Namun artinya, memindahkan sastra ke film tampak lebih mudah, oleh sebab kesamaan aspek imajinatif yang diakomodir oleh teknologi, ketimbang teater yang hanya ditopang oleh mata penonton yang "telanjang". Dalam teater, aspek-aspek imajinatif mungkin lebih didukung oleh representasi-representasi yang mensyaratkan penonton untuk turut aktif melihat A tidak sekadar A, tapi juga A+ atau B atau bahkan X. Pada titik pembesaran imajinasi dan multi-interpretasi ini, penonton teater seringkali, secara stereotip, harus lebih terdidik daripada penonton film umumnya yang "tinggal duduk manis" (walau film pun banyak juga yang punya muatan intelektual tinggi).
Tentang Morito dan Dua Pelayan di Rashomon
Terkait karya Zulfa yang akan dipentaskan tanggal 19 Oktober ini, kelihatannya menjadi tantangan besar untuk menjodohkan sejumlah tokoh dari "alam yang berbeda". Namun hal yang sedikit menjadi keuntungan adalah cerpen Kesa and Morito, kelihatannya sudah dirancang oleh Akutagawa dengan latar yang sedemikian teatrikal, sehingga visual-visual khas teater langsung terbayang - dari baik monolog Morito maupun Kesa -.
Sementara cerpen satunya, Rashomon, mengisi nilai-nilai dalam naskah ini agar juga memuat tentang dilema moral dan psikologis yang begitu kuat sebagaimana termuat pada tema-tema sastra Jepang modern. Situasi pada Rashomon, yang diwakili oleh para pelayan dalam kondisi pasca bencana, adalah situasi yang pelik, yang mengandaikan perumusan nilai-nilai moral yang baru, setelah yang lama luluh lantak bersama seluruh bangunan yang didirikan atas nama kemanusiaan.

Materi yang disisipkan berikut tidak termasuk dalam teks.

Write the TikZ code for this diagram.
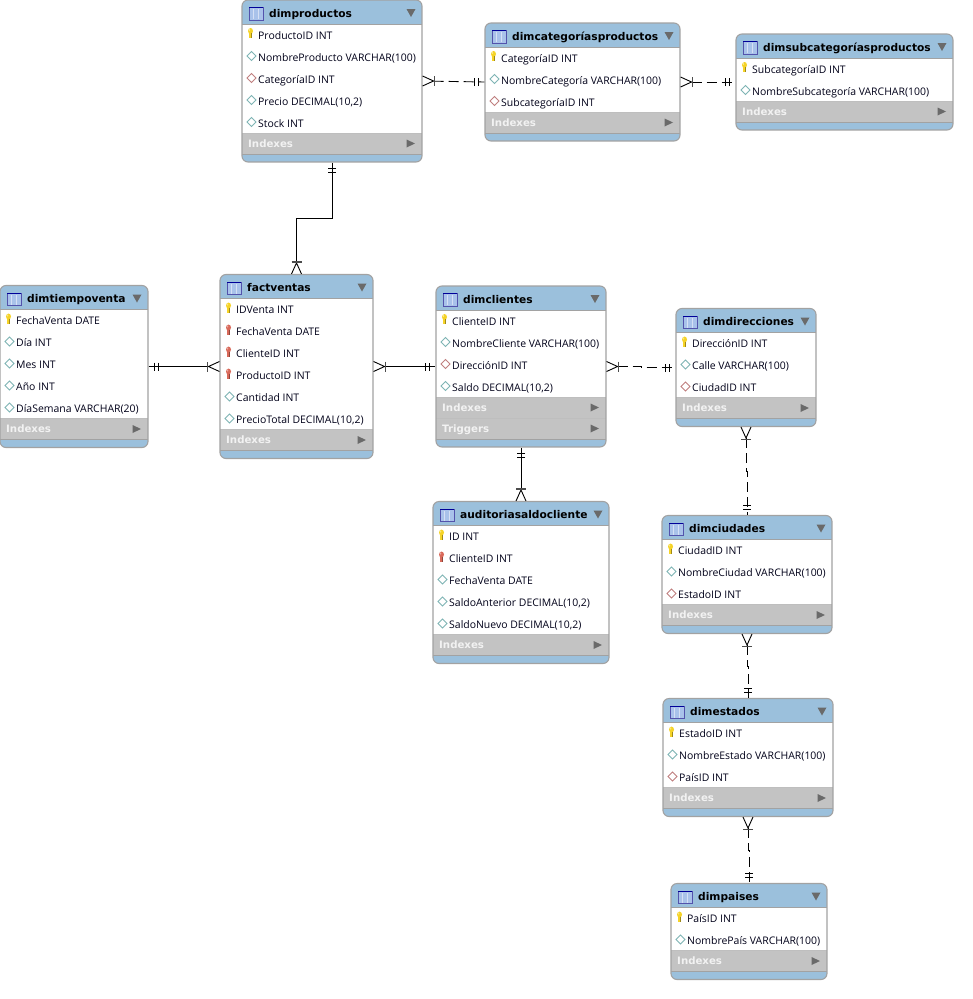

Namun asumsi saya, seorang Zulfa, agaknya tidak mungkin meminjam pikiran Akutagawa hanya untuk menumbuhkan romantisme ke-Jepang-an bagi penonton pertunjukannya kelak. Morito dan Dua Pelayan di Rashomon adalah juga tentang situasi kontemporer sebagaimana digambarkan dalam istilah yang diambil dari salah satu adegannya yaitu "Setiap Orang adalah Bencana".
Literatur modern sudah sejak lama menggaungkan hal ini, sebagaimana Jean Paul Sartre menegaskan filsafatnya sebagai prinsip atas "Orang Lain adalah Neraka", dalam konteks bahwa kita senantiasa diobjekkan oleh tatapan-tatapan orang lain. Cerpen Anton Chekhov, Ward No. 6 juga secara tidak langsung membicarakan hal serupa, lewat tokoh Ivan Dimitrich Gromov yang selalu curiga pada gerak-gerik orang lain, sehingga kemudian dirinya divonis gila.

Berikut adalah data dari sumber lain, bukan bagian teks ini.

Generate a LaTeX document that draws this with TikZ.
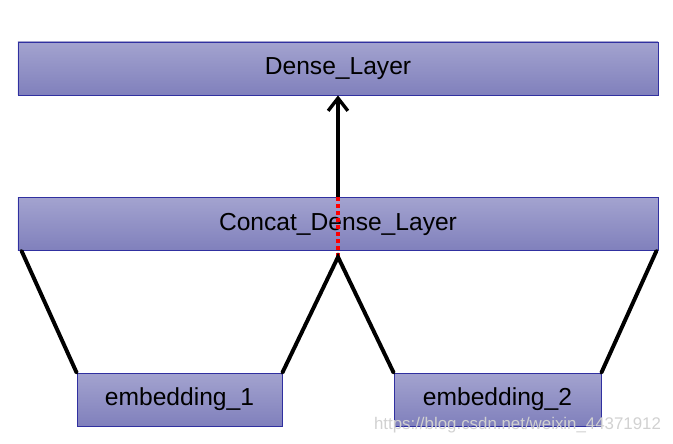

Tentu ada semangat zaman yang mendasari kenapa timbul pemikiran-pemikiran semacam itu dari mulai abad ke-20 hingga era posmodern sebagaimana dialami oleh Zulfa saat ini. Kita adalah Morito sekaligus dua pelayan di Rashomon, yang mencurigai orang lain berdasarkan proyeksi-proyeksi pikiran kita sendiri. Dunia kontemporer adalah dunia yang lebih tenang jika orang lain adalah proyeksi, ketimbang kita menghadapinya sebagai subjek sebagai dirinya sendiri. Tidakkah ini merupakan dehumanisasi yang serius dan menyedihkan?